Like King, he has a cultured left foot and a clear understanding of what his position demands and what his teammates require of him. He puts the ball in the right position and can kick his goals. The similarities with King continue, as he is of comparable height (King 1.83m, Robinson 1.85m) and weight (King 91 kg, Robinson 93 kg). Furthermore, like King, his international career never really took off. His 12 Welsh caps (99 points) compare favourably to the 5 English caps (23 points) that King collected, but both will ultimately be disappointed that they were not able to make more of an impression on the international stage. However, at 29, Robinson stills has the time to resurrect his Welsh career but at the moment it certainly feels as though his time has passed as a new breed of Welsh fly half is given it’s chance.

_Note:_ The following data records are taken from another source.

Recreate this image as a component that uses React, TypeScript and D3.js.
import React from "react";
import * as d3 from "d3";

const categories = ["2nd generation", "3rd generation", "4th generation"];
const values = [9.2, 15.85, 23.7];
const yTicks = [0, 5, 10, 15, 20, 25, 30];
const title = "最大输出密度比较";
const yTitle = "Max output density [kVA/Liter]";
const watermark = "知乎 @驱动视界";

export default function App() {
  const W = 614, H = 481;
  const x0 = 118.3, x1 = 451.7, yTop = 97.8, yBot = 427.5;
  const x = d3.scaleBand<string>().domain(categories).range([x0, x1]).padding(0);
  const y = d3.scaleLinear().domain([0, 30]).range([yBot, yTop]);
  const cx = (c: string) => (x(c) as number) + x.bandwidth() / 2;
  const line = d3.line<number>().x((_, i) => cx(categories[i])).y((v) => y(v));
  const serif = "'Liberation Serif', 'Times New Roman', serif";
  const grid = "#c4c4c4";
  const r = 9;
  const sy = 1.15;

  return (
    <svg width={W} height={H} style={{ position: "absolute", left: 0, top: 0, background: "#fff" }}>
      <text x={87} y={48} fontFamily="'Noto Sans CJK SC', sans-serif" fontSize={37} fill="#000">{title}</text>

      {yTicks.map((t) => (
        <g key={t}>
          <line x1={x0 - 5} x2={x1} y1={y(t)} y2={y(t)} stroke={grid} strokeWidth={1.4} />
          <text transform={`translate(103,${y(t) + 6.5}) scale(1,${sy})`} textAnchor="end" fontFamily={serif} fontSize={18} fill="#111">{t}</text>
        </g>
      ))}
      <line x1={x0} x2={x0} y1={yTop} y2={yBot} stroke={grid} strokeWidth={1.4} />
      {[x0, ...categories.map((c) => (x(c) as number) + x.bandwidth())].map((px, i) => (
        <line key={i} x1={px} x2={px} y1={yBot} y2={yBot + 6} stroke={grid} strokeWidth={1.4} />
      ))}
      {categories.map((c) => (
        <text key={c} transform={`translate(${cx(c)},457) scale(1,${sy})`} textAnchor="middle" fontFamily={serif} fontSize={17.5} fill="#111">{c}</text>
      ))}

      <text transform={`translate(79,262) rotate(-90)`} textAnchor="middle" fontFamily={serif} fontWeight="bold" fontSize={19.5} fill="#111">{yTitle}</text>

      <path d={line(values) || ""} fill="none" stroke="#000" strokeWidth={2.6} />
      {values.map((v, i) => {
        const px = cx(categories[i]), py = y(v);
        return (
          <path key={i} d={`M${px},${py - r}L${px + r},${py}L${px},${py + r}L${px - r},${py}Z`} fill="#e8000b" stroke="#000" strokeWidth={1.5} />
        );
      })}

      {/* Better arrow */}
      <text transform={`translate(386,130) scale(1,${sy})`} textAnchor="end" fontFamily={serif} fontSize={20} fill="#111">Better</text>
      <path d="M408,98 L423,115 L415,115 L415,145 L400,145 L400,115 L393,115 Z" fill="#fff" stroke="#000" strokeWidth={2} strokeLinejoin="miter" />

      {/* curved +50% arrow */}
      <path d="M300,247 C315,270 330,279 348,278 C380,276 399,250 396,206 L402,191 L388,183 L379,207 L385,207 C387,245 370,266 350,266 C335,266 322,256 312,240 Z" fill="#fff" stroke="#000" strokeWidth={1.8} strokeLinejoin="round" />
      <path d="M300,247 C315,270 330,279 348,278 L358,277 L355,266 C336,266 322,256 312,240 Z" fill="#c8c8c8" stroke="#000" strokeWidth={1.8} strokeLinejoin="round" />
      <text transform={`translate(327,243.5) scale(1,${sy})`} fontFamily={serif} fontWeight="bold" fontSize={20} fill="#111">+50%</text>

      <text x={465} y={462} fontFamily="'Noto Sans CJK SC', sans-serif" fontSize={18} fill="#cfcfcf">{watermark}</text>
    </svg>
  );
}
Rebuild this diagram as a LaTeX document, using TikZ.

So, where does this leave us? It is early days, yet Robinson has started well, he has a huge wealth of experience which he is bringing to bear on his new colleagues and he has the potential to become a big player for Wasps. He appears to be an astute signing and there is much to look forward to.
If he can inspire Wasps to some much needed success, he will be held in high regard, but will his name ever be mentioned in the same breath as that of Alex King? Only time will tell. The King has departed. Long live the King.